Under the changes, youths 16 to 18 will have access to all of the child protection services available to children younger than 16, including kinship care and foster care. These older teens will be able to obtain services voluntarily and actively participate in the decision-making using tools such as the province's highly successful family group conference model.

Lamrock said that, while youth homeless is an issue in New Brunswick, obtaining accurate data is difficult because most young people do not seek services geared to adults.

However, a voluntary survey in Moncton in September 2008 revealed that most participating homeless youth were staying with friends (couch-surfing) or living in rooming houses. In a similar survey in Saint John in February 2007, 45 youth said they were homeless, and more than half were between 17 and 19.

This is the latest in a series of announcements focusing on affordable housing and homelessness. Tackling youth homelessness is a component of the province's new housing strategy, Hope is a Home, and the New Brunswick Homeless Framework.

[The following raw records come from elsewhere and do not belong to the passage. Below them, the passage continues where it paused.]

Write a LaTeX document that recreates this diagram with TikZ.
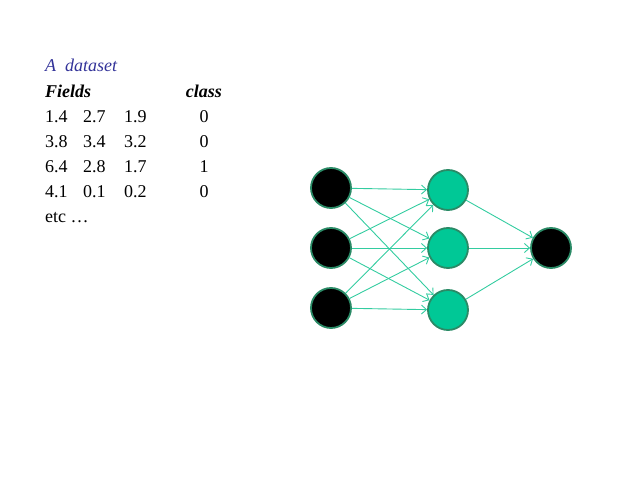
\documentclass[tikz,border=0pt]{standalone}
\usepackage{fontspec}
\setmainfont{Liberation Serif}
\usetikzlibrary{arrows.meta}
\definecolor{fillg}{HTML}{00C896}
\definecolor{edgeg}{HTML}{2A8A66}
\definecolor{arr}{HTML}{33CCA0}
\definecolor{ttl}{HTML}{333399}
\begin{document}
\begin{tikzpicture}[x=1pt,y=-1pt,
  neu/.style={circle,minimum size=40pt,inner sep=0,line width=1.8pt,draw=edgeg},
  inn/.style={neu,fill=black},
  hid/.style={neu,fill=fillg},
  con/.style={draw=arr,line width=0.9pt,-{Straight Barb[length=5pt,width=9pt]}},
  txt/.style={anchor=base west,inner sep=0,font=\fontsize{18}{18}\selectfont},
  num/.style={anchor=base,inner sep=0,font=\fontsize{18}{18}\selectfont}]
\useasboundingbox (0,0) rectangle (638,478);
\node[inn] (i1) at (331,188) {};
\node[inn] (i2) at (331,248) {};
\node[inn] (i3) at (331,308) {};
\node[hid] (h1) at (448,190) {};
\node[hid] (h2) at (448,248) {};
\node[hid] (h3) at (448,310) {};
\node[inn] (o) at (551,248) {};
\foreach \i in {1,2,3}{\foreach \h in {1,2,3}{\draw[con] (i\i) -- (h\h);}}
\foreach \h in {1,2,3}{\draw[con] (h\h) -- (o);}
\node[txt,text=ttl,font=\fontsize{18}{18}\selectfont\itshape] (t0) at (45,72) {A\ \ dataset};
\node[txt,font=\fontsize{18}{18}\selectfont\bfseries\itshape] (t1) at (45,98) {Fields};
\node[num,anchor=base east,font=\fontsize{18}{18}\selectfont\bfseries\itshape] (tc) at (222,98) {class};
\foreach \a/\b/\c/\d [count=\k] in {1.4/2.7/1.9/0,3.8/3.4/3.2/0,6.4/2.8/1.7/1,4.1/0.1/0.2/0}{
  \node[txt] (a\k) at (45,98+25*\k) {\a};
  \node[txt] (b\k) at (83,98+25*\k) {\b};
  \node[txt] (c\k) at (124,98+25*\k) {\c};
  \node[num] (d\k) at (204,98+25*\k) {\d};
}
\node[txt] (etc) at (45,223) {etc \dots};
\end{tikzpicture}
\end{document}
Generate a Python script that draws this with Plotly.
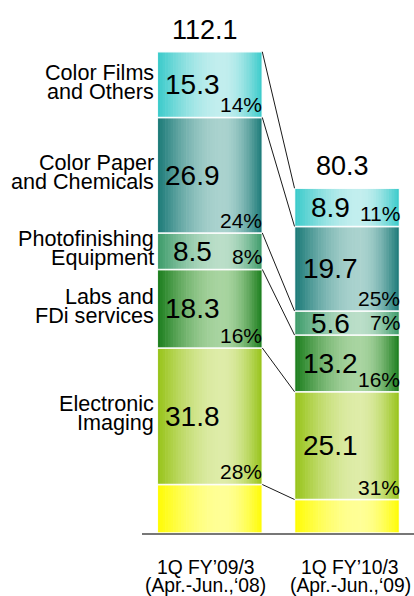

"The complex issue of homeless youth has no simple solution," Lamrock said. "Strategies must be developed to meet the needs of young people already on the street and to prevent other distressed youth from becoming homeless."

Extending child protection services to youths 16 to 18 also responds to a recommendation made by Child and Youth Advocate Bernard Richard in Connecting the Dots: A report on the condition of youth-at-risk and youth with very complex needs in New Brunswick.